| Data |
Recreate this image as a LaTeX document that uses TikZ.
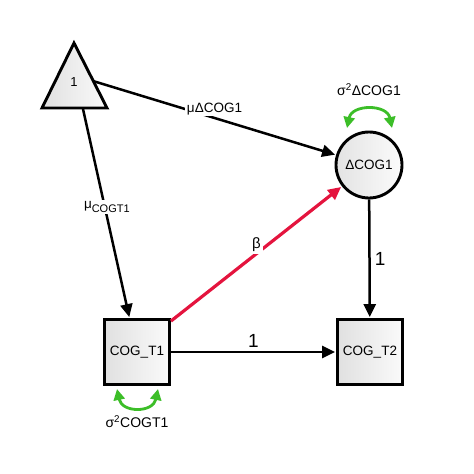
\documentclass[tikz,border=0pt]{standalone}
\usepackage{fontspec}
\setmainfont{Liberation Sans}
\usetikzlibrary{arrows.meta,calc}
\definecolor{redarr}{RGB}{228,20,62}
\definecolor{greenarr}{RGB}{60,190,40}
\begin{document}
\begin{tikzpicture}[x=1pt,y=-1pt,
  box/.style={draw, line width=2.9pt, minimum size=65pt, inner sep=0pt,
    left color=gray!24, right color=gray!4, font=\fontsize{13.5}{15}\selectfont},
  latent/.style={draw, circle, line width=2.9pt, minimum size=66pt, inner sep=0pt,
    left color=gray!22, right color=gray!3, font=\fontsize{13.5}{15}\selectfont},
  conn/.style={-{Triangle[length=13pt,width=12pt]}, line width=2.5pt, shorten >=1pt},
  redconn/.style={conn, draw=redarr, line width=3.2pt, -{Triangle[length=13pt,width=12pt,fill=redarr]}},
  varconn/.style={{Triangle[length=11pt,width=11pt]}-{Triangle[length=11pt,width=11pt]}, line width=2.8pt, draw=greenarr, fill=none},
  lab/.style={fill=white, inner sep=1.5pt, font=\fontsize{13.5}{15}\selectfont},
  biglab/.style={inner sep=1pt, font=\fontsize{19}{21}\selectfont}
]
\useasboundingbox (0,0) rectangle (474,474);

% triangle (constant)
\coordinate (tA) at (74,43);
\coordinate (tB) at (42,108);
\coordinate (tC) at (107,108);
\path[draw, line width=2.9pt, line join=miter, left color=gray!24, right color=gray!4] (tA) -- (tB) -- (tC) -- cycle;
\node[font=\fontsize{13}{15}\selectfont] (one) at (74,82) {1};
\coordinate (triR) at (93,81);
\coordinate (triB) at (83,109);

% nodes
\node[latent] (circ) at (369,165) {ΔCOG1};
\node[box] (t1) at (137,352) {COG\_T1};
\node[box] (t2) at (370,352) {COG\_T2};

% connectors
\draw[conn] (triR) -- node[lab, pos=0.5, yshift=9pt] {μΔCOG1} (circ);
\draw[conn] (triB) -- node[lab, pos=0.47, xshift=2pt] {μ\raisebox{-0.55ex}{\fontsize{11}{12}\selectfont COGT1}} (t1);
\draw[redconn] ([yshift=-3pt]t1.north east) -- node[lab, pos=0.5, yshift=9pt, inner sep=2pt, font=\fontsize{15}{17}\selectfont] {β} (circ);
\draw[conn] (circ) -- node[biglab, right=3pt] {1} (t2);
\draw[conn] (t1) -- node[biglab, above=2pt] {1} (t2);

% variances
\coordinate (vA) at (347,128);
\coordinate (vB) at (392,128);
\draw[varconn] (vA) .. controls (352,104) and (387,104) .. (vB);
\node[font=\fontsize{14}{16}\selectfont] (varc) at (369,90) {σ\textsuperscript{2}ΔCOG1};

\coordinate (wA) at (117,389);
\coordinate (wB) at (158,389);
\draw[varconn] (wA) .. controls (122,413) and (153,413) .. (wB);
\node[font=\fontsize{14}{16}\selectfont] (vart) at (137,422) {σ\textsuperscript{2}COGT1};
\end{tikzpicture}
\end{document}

| Your objective |
Reproduce the material word for word. Any pictures should be left out of the copy.

| Correct output |
Recreate this image as a LaTeX document that uses TikZ.
\documentclass[tikz,border=0pt]{standalone}
\usepackage{fontspec}
\setmainfont{Liberation Sans}
\usetikzlibrary{arrows.meta,calc}
\definecolor{redarr}{RGB}{228,20,62}
\definecolor{greenarr}{RGB}{60,190,40}
\begin{document}
\begin{tikzpicture}[x=1pt,y=-1pt,
  box/.style={draw, line width=2.9pt, minimum size=65pt, inner sep=0pt,
    left color=gray!24, right color=gray!4, font=\fontsize{13.5}{15}\selectfont},
  latent/.style={draw, circle, line width=2.9pt, minimum size=66pt, inner sep=0pt,
    left color=gray!22, right color=gray!3, font=\fontsize{13.5}{15}\selectfont},
  conn/.style={-{Triangle[length=13pt,width=12pt]}, line width=2.5pt, shorten >=1pt},
  redconn/.style={conn, draw=redarr, line width=3.2pt, -{Triangle[length=13pt,width=12pt,fill=redarr]}},
  varconn/.style={{Triangle[length=11pt,width=11pt]}-{Triangle[length=11pt,width=11pt]}, line width=2.8pt, draw=greenarr, fill=none},
  lab/.style={fill=white, inner sep=1.5pt, font=\fontsize{13.5}{15}\selectfont},
  biglab/.style={inner sep=1pt, font=\fontsize{19}{21}\selectfont}
]
\useasboundingbox (0,0) rectangle (474,474);

% triangle (constant)
\coordinate (tA) at (74,43);
\coordinate (tB) at (42,108);
\coordinate (tC) at (107,108);
\path[draw, line width=2.9pt, line join=miter, left color=gray!24, right color=gray!4] (tA) -- (tB) -- (tC) -- cycle;
\node[font=\fontsize{13}{15}\selectfont] (one) at (74,82) {1};
\coordinate (triR) at (93,81);
\coordinate (triB) at (83,109);

% nodes
\node[latent] (circ) at (369,165) {ΔCOG1};
\node[box] (t1) at (137,352) {COG\_T1};
\node[box] (t2) at (370,352) {COG\_T2};

% connectors
\draw[conn] (triR) -- node[lab, pos=0.5, yshift=9pt] {μΔCOG1} (circ);
\draw[conn] (triB) -- node[lab, pos=0.47, xshift=2pt] {μ\raisebox{-0.55ex}{\fontsize{11}{12}\selectfont COGT1}} (t1);
\draw[redconn] ([yshift=-3pt]t1.north east) -- node[lab, pos=0.5, yshift=9pt, inner sep=2pt, font=\fontsize{15}{17}\selectfont] {β} (circ);
\draw[conn] (circ) -- node[biglab, right=3pt] {1} (t2);
\draw[conn] (t1) -- node[biglab, above=2pt] {1} (t2);

% variances
\coordinate (vA) at (347,128);
\coordinate (vB) at (392,128);
\draw[varconn] (vA) .. controls (352,104) and (387,104) .. (vB);
\node[font=\fontsize{14}{16}\selectfont] (varc) at (369,90) {σ\textsuperscript{2}ΔCOG1};

\coordinate (wA) at (117,389);
\coordinate (wB) at (158,389);
\draw[varconn] (wA) .. controls (122,413) and (153,413) .. (wB);
\node[font=\fontsize{14}{16}\selectfont] (vart) at (137,422) {σ\textsuperscript{2}COGT1};
\end{tikzpicture}
\end{document}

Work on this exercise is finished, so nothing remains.